TWENTY TWO FIFTY v. LIQUOR CONTROL COMMITTEE

Court of Appeals of Ohio (2007)

Facts

Issue

Holding — French, J.

Rule

Reasoning

Deep Dive: How the Court Reached Its Decision

Background of the Case

In the case of Twenty Two Fifty, Inc. v. Liquor Control Commission, the appellant, Twenty Two Fifty, Inc., challenged decisions made by the Ohio Liquor Control Commission regarding alleged violations of liquor control laws at its establishment, Sharkey's, in Montgomery County, Ohio. The allegations arose from an undercover investigation conducted by law enforcement that led to multiple cases against the appellant, including claims of drug sales and solicitation by employees. The commission held hearings where testimonies from law enforcement officers were presented, detailing instances where employees sold drugs and solicited patrons. The commission upheld some of the charges while dismissing others, prompting the appellant to appeal to the Franklin County Court of Common Pleas, which affirmed the commission's decisions. The appellant then sought further review, arguing that the orders lacked sufficient evidentiary support and that the commission had abused its discretion in upholding the violations.

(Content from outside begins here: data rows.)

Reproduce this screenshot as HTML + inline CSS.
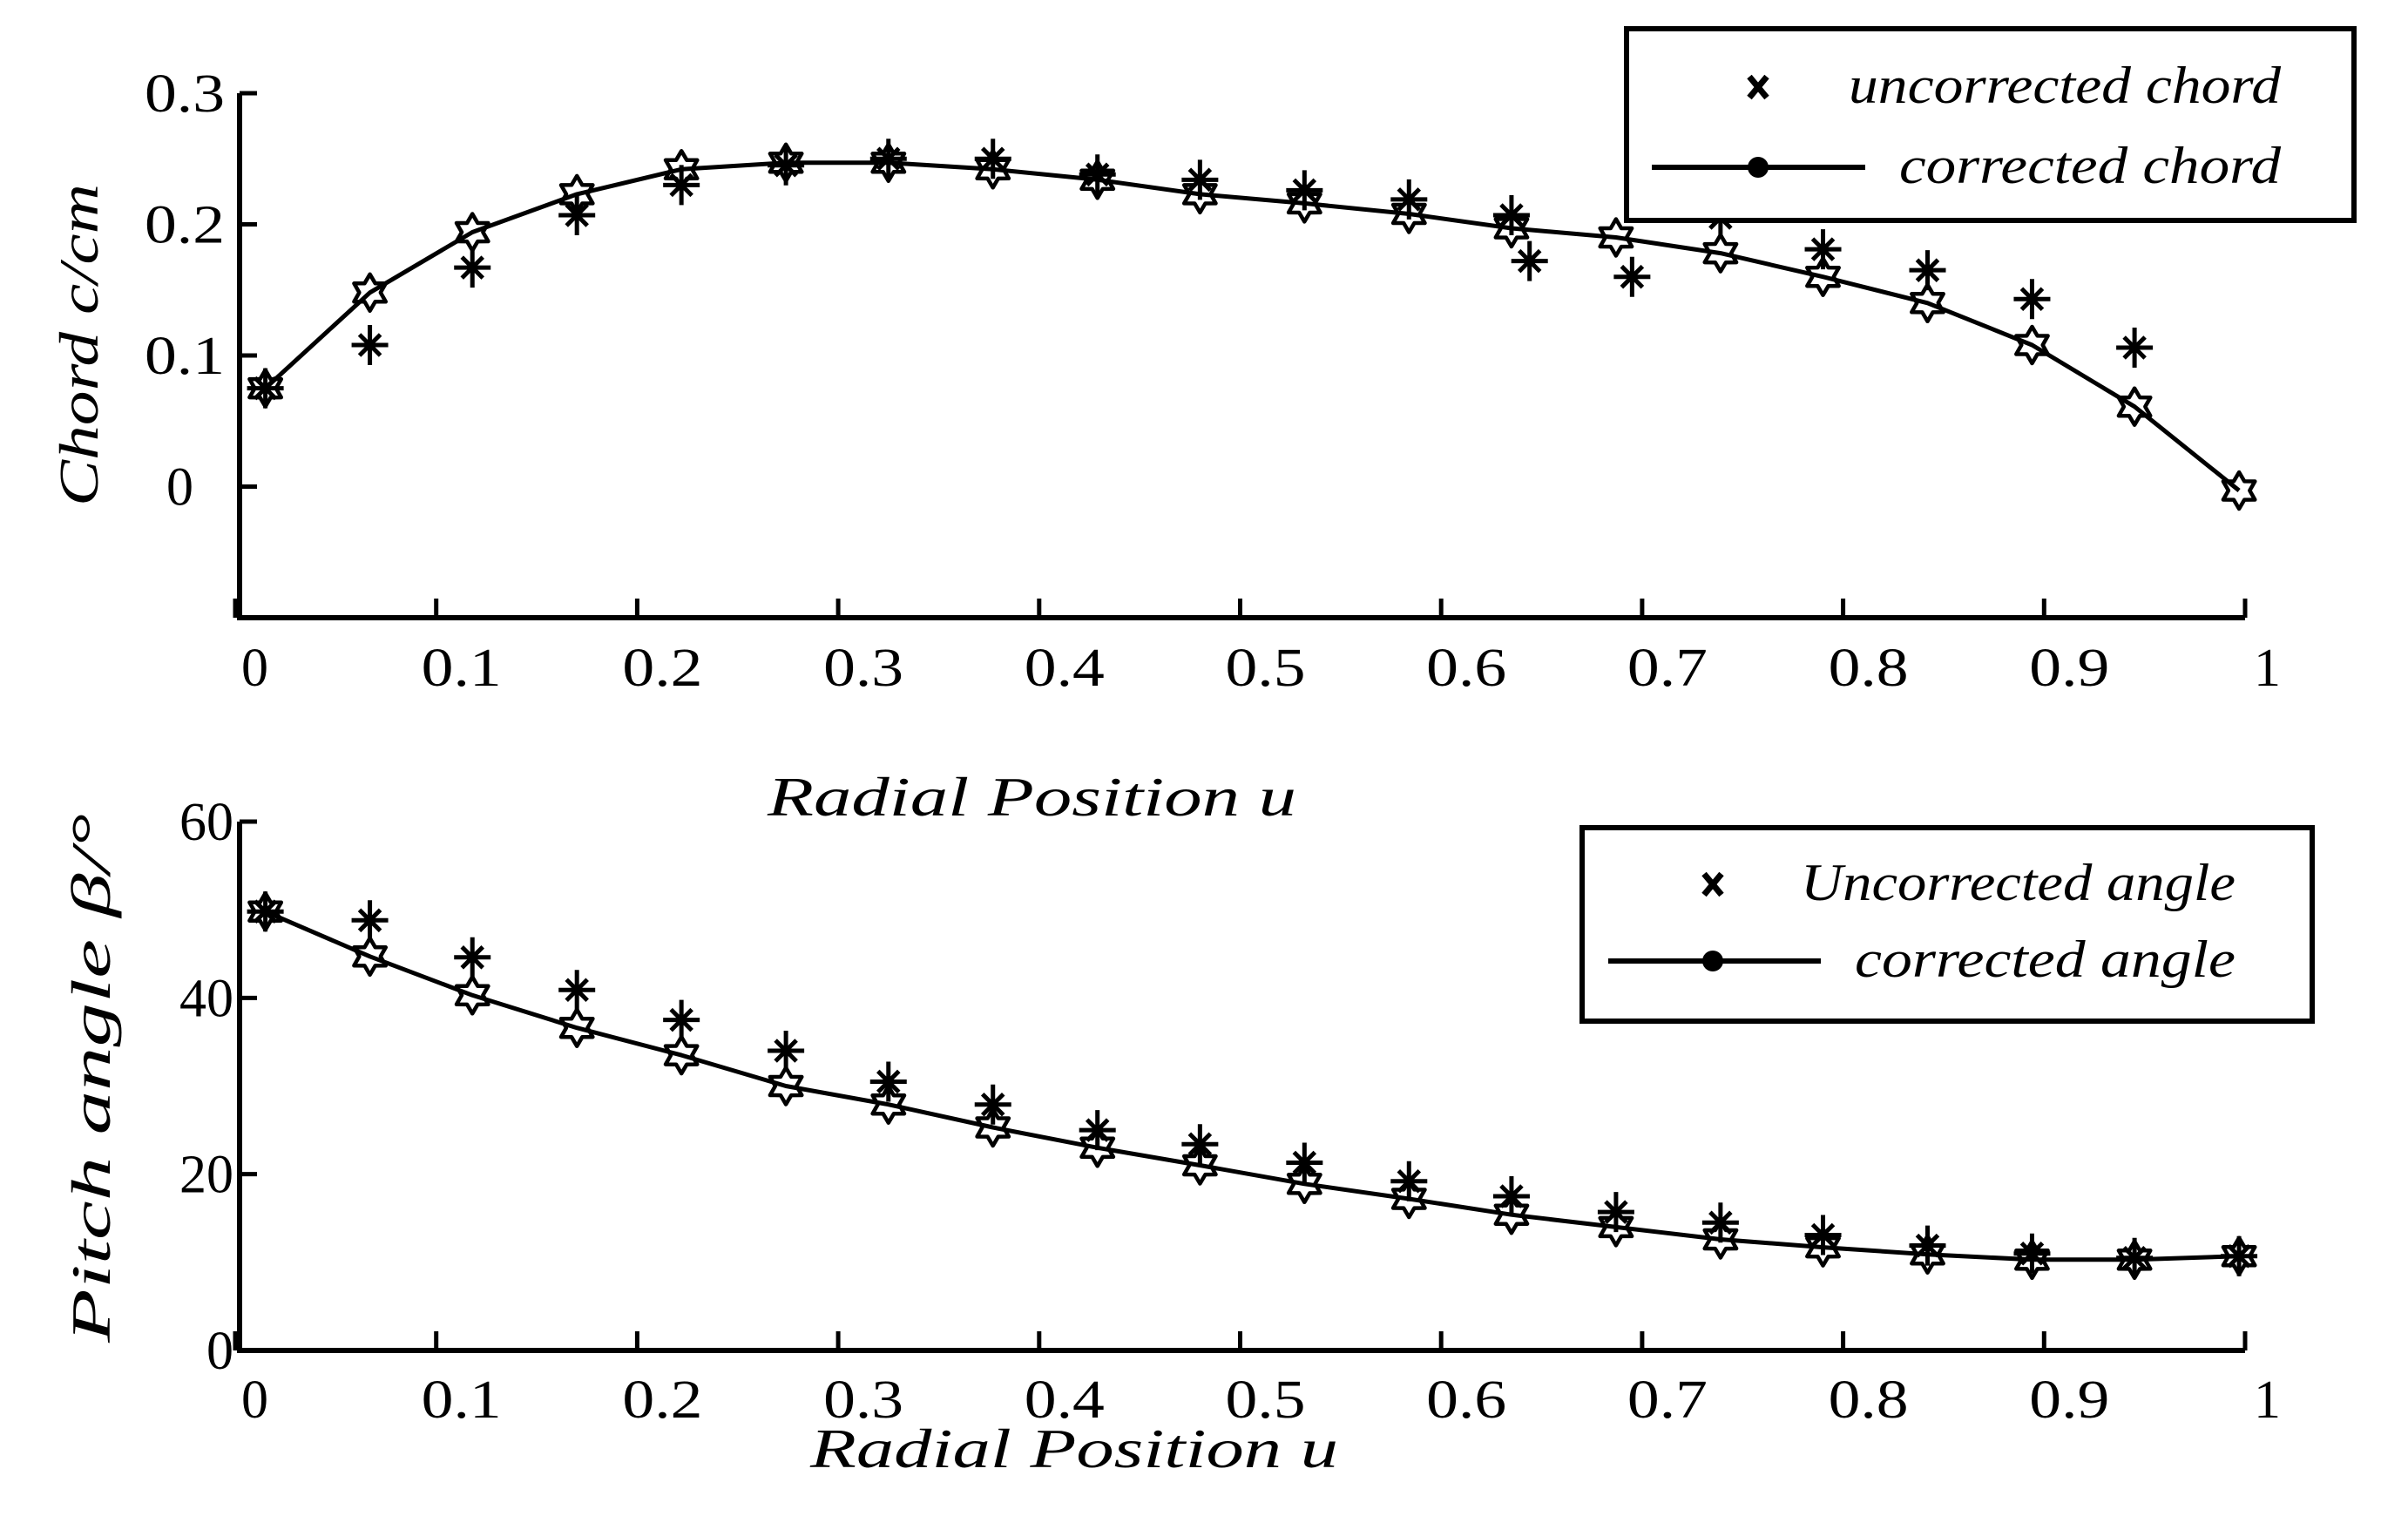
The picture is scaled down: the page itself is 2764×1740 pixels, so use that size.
<!DOCTYPE html>
<html><head><meta charset="utf-8"><style>
html,body{margin:0;padding:0;background:#fff;}
svg{display:block;}
text{font-family:"Liberation Serif","Noto Serif CJK SC",serif;fill:#000;}
</style></head><body>
<svg id="chart" width="2764" height="1740" viewBox="0 0 2764 1740" xmlns="http://www.w3.org/2000/svg">
<rect width="2764" height="1740" fill="#fff"/>
<g id="topPanel"></g>
<g id="botPanel"></g>
</svg>
<script>
const xTicks = [0,0.1,0.2,0.3,0.4,0.5,0.6,0.7,0.8,0.9,1];
const xTickLabels = ["0","0.1","0.2","0.3","0.4","0.5","0.6","0.7","0.8","0.9","1"];
const uCorr = [0.015,0.067,0.118,0.170,0.222,0.274,0.325,0.377,0.429,0.480,0.532,0.584,0.635,0.687,0.739,0.790,0.842,0.894,0.945,0.997];
const chordCorr = [0.075,0.148,0.194,0.223,0.242,0.247,0.247,0.242,0.234,0.223,0.216,0.208,0.197,0.190,0.178,0.160,0.140,0.108,0.061,-0.003];
const uChordUnc = [0.015,0.067,0.118,0.170,0.222,0.274,0.325,0.377,0.429,0.480,0.532,0.584,0.635,0.644,0.695,0.739,0.790,0.842,0.894,0.945];
const chordUnc = [0.075,0.108,0.167,0.207,0.230,0.245,0.250,0.250,0.238,0.234,0.226,0.219,0.207,0.172,0.160,0.205,0.181,0.165,0.143,0.106];
const chordTicks = [0,0.1,0.2,0.3];
const chordTickLabels = ["0","0.1","0.2","0.3"];
const angleCorr = [49.8,44.7,40.3,36.6,33.5,30.0,27.9,25.3,23.0,21.0,18.9,17.2,15.4,14.0,12.6,11.7,10.9,10.3,10.3,10.7];
const angleUnc = [49.8,48.8,44.6,40.9,37.5,34.0,30.5,27.9,25.0,23.4,21.3,19.2,17.5,15.7,14.5,13.1,11.9,11.0,10.5,10.7];
const angleTicks = [0,20,40,60];
const angleTickLabels = ["0","20","40","60"];

const NS="http://www.w3.org/2000/svg";
function mk(parent,tag,attrs,txt){const e=document.createElementNS(NS,tag);for(const k in attrs)e.setAttribute(k,attrs[k]);if(txt!==undefined)e.textContent=txt;parent.appendChild(e);return e;}
const X0=270, X1=2577;
function xs(u){return X0+u*(X1-X0);}
function hexPath(cx,cy){const R=21,r=12.2;let p="";for(let i=0;i<12;i++){const a=-Math.PI/2+i*Math.PI/6;const rr=i%2?r:R;p+=(i?"L":"M")+(cx+rr*Math.cos(a)).toFixed(1)+" "+(cy+rr*Math.sin(a)).toFixed(1);}return p+"Z";}
function astPath(cx,cy){return `M${cx} ${cy-23}L${cx} ${cy+23}M${cx-21} ${cy}L${cx+21} ${cy}M${cx-12} ${cy-12}L${cx+12} ${cy+12}M${cx-12} ${cy+12}L${cx+12} ${cy-12}`;}

function panel(g,o){
  const ys=v=>o.yBot-(v-o.ymin)/(o.ymax-o.ymin)*(o.yBot-o.yTop);
  const a=mk(g,"path",{d:`M275 ${o.yTop}L275 ${o.yBot}L${X1} ${o.yBot}`,fill:"none",stroke:"#000","stroke-width":6});
  
  
  xTicks.forEach((t,i)=>{
    const x=xs(t);
    const tk=mk(g,"line",{x1:x,y1:o.yBot,x2:x,y2:o.yBot-22,stroke:"#000","stroke-width":5});
    
    
    const lab=xTickLabels[i];
    const long=lab.length>1;
    const tx=mk(g,"text",long?{x:x-17,y:o.xLabY,"font-size":62,textLength:92,lengthAdjust:"spacingAndGlyphs"}:{x:x+(t===0?7:10),y:o.xLabY,"font-size":62},lab);
    
    
  });
  o.yTicks.forEach((t,i)=>{
    const y=ys(t);
    const tk=mk(g,"line",{x1:275,y1:y,x2:295,y2:y,stroke:"#000","stroke-width":5});
    
    
    const lab=o.yLabels[i];
    const attrs={x:o.yLabX(lab),y:y+21,"font-size":62,"text-anchor":"end"};
    if(lab.length===3){attrs.textLength=92;attrs.lengthAdjust="spacingAndGlyphs";}
    const tx=mk(g,"text",attrs,lab);
    
    
  });
  let d="";o.uC.forEach((u,i)=>{d+=(i?"L":"M")+xs(u).toFixed(1)+" "+ys(o.vC[i]).toFixed(1);});
  const ln=mk(g,"path",{d:d,fill:"none",stroke:"#000","stroke-width":5,"stroke-linejoin":"round"});
  
  
  o.uU.forEach((u,i)=>{
    const m=mk(g,"path",{d:astPath(xs(u),ys(o.vU[i])),stroke:"#000","stroke-width":5,fill:"none"});
    
    
  });
  o.uC.forEach((u,i)=>{
    const m=mk(g,"path",{d:hexPath(xs(u),ys(o.vC[i])),stroke:"#000","stroke-width":4.5,fill:"none","stroke-linejoin":"round"});
    
    
  });
}

const topG=document.getElementById("topPanel"), botG=document.getElementById("botPanel");
panel(topG,{ymin:-0.1,ymax:0.3,yBot:709,yTop:107,yTicks:chordTicks,yLabels:chordTickLabels,
  yLabX:l=>l.length>1?258:222,xLabY:787,uC:uCorr,vC:chordCorr,uU:uChordUnc,vU:chordUnc});
panel(botG,{ymin:0,ymax:60,yBot:1550,yTop:943,yTicks:angleTicks,yLabels:angleTickLabels,
  yLabX:l=>268,xLabY:1627,uC:uCorr,vC:angleCorr,uU:uCorr,vU:angleUnc});

function legend(g,box,l1,l2,e1,e2){
  const r=mk(g,"rect",{x:box[0],y:box[1],width:box[2]-box[0],height:box[3]-box[1],fill:"#fff",stroke:"#000","stroke-width":6});
  
  
  const m=mk(g,"path",{d:`M${l1.mx-10} ${l1.y-12}L${l1.mx+10} ${l1.y+12}M${l1.mx-10} ${l1.y+12}L${l1.mx+10} ${l1.y-12}`,stroke:"#000","stroke-width":7});
  
  
  const t1=mk(g,"text",{x:l1.tx,y:l1.y+18,"font-size":60,"font-style":"italic",textLength:l1.tw,lengthAdjust:"spacingAndGlyphs"},e1);
  
  
  const ll=mk(g,"line",{x1:l2.lx1,y1:l2.y,x2:l2.lx2,y2:l2.y,stroke:"#000","stroke-width":6});
  
  
  const c=mk(g,"circle",{cx:l1.mx,cy:l2.y,r:12,fill:"#000"});
  
  
  const t2=mk(g,"text",{x:l2.tx,y:l2.y+18,"font-size":60,"font-style":"italic",textLength:l2.tw,lengthAdjust:"spacingAndGlyphs"},e2);
  
  
}
legend(topG,[1867,33,2702,253],{mx:2018,y:100,tx:2122,tw:496},{lx1:1896,lx2:2141,y:192,tx:2180,tw:438},"uncorrected chord","corrected chord");
legend(botG,[1816,950,2654,1172],{mx:1966,y:1015,tx:2067,tw:499},{lx1:1846,lx2:2090,y:1103,tx:2129,tw:437},"Uncorrected angle","corrected angle");

function title(g,attrs,txt,name){const t=mk(g,"text",attrs,txt);}
title(topG,{x:881,y:936,"font-size":64,"font-style":"italic",textLength:607,lengthAdjust:"spacingAndGlyphs"},"Radial Position u","x-axis-title");
title(botG,{x:930,y:1684,"font-size":64,"font-style":"italic",textLength:606,lengthAdjust:"spacingAndGlyphs"},"Radial Position u","x-axis-title");
title(topG,{x:0,y:0,"font-size":64,"font-style":"italic",textLength:370,lengthAdjust:"spacingAndGlyphs",transform:"translate(112,581) rotate(-90)"},"Chord  c/cm","y-axis-title");
title(botG,{x:0,y:0,"font-size":64,"font-style":"italic",textLength:607,lengthAdjust:"spacingAndGlyphs",transform:"translate(126,1541) rotate(-90)"},"Pitch angle β/°","y-axis-title");
</script>
</body></html>
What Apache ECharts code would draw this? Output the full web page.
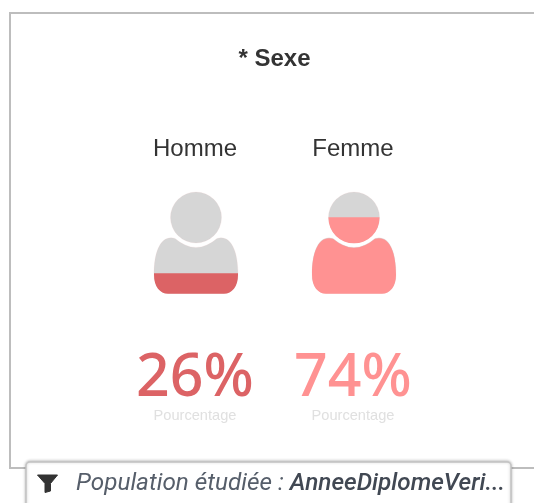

Legal Standards and Burden of Proof

The court clarified the legal standards applicable in reviewing administrative decisions by the Ohio Liquor Control Commission. It noted that cases before the commission are civil in nature, requiring the burden of proof to be met by a preponderance of the evidence. This standard implies that the evidence must show that something is more likely true than not. The court also emphasized that, while the common pleas court has a duty to review the entire record to determine if the commission's orders were supported by reliable, probative, and substantial evidence, it must give deference to the commission's findings. The court explained that the appellate review was more limited, focusing on whether the trial court abused its discretion in affirming the commission's orders.

Reasoning Regarding Employee Convictions

The court found that the commission's decisions regarding the violations related to the drug trafficking convictions of two employees, Angela and Nicole, were not supported by sufficient evidence. It highlighted that previous case law, specifically WCI, Inc. v. Ohio Liquor Control Commission, established that a liquor permit holder cannot be penalized for actions of employees who are no longer employed at the establishment at the time of their convictions. The evidence presented did not demonstrate that Angela and Nicole were still employed at Sharkey's during their respective convictions for drug trafficking. The court pointed out that testimony from the owner indicated that all employees involved in the illicit activities had been terminated prior to the convictions, negating the basis for the commission's findings in these cases.

Affirmation of Other Violations

Despite reversing the findings related to Angela and Nicole's convictions, the court affirmed the commission's findings for other violations, particularly those involving drug use and solicitation. It reasoned that credible testimony from law enforcement officers established the existence of drug-related offenses and solicitation activities occurring at Sharkey's. The court noted that the commission did not require laboratory reports to substantiate the existence of drugs, as circumstantial evidence from the officers’ observations was sufficient. The testimonies illustrated a pattern of illegal activity, including the sale of marijuana and cocaine by employees, which was adequately supported by the witnesses' experiences and observations during the undercover investigation. Thus, the court concluded that the commission's findings on these matters were supported by reliable evidence.

Conclusion on Sanctions

The court addressed the sanctions imposed by the commission, which included financial penalties and suspensions of the liquor license. It determined that the concurrent nature of the sanctions meant that any modification in response to the reversed violations would unjustly affect the penalties related to the remaining upheld violations. Since the commission had intertwined the sanctions across multiple violation cases, altering the penalties for the reversed cases would disrupt the overall sanction structure. The court emphasized that it had no authority to modify an administrative penalty that was otherwise justified and supported by evidence. Therefore, the court upheld the sanctions imposed by the commission against Twenty Two Fifty, Inc. with respect to the affirmed violations.